Raine is a moderate character. There is nothing dislikeable about her, but nothing stunning either. She isn’t foolish but nor is she especially intelligent. She doesn’t really do a whole lot of anything, she talks to Torin, she has her slowly degrading relationship with Eirik. She researches without finding answers, she reacts to various events in a confused and realistic manner. I wouldn’t say she’s passive especially, but I would say there’s nothing for her to act on except research which is fruitless. I find it tiresome that she resolves to stay away from Torin but goes to see him constantly, even without good reason. Other than that her friends seem to direct her activities more than she does. I can’t really think of anything she does in the book. In an interesting twist and relatively positive element, unlike many YA protagonists she’s willing to accept her own beauty. Then she kind of knocks it by continually comparing herself to others in a negative fashion.

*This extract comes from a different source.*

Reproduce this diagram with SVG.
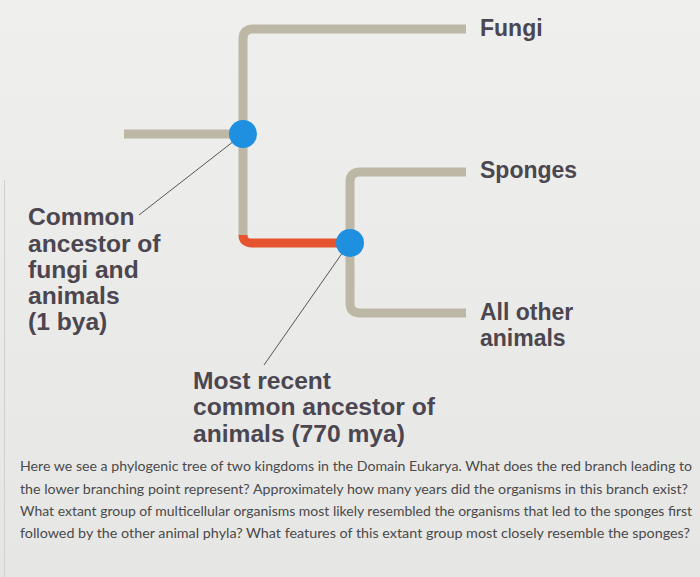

She has a good friend in Cora and they do get on – but she is very repetitive about Cora’s fault. I think their relationship is generally good but it has an unfortunate whiff of condescension at times.

With most of the events in the book focused on Raine, her friends do have a sense of being more focused on her than on their own lives – it’s not quite reduction to sidekick, but it’s not much more. I think it’s more the situation than the personalities though.

I’ve described the female relationships that generally want me to put them down as “not bad but not great”. In particular I don’t like that the female woo-woo characters are cast as evil for the most part – nor that, given the PARTICULAR woo-woo we’re talking about, the leaders and dominant forces seem to be men: Andris has authority over Ingrid and Maliina, while Torin has overrall control.

There is a moment of wonderful challenge to the mythology’s dismissal of people who don’t die in battle with Raine insisting that people bravely enduring and fighting terminal illness are among some of the most courageous and strong people she knows – which is a wonderful line I loved.

There are not GBLT characters in this book and the only POC is a creole woman who turns out to be someone else entirely in disguise.

In all, I’m left with a sense of meh – it’s a meh romance with paranormal elements that just don’t get involved or revealed enough in the plot to make a major distraction from that. I do think, now the revelation has happened, it has some pretty immense potential. I believe – I hope – that book 2 will be substantially better than book 1.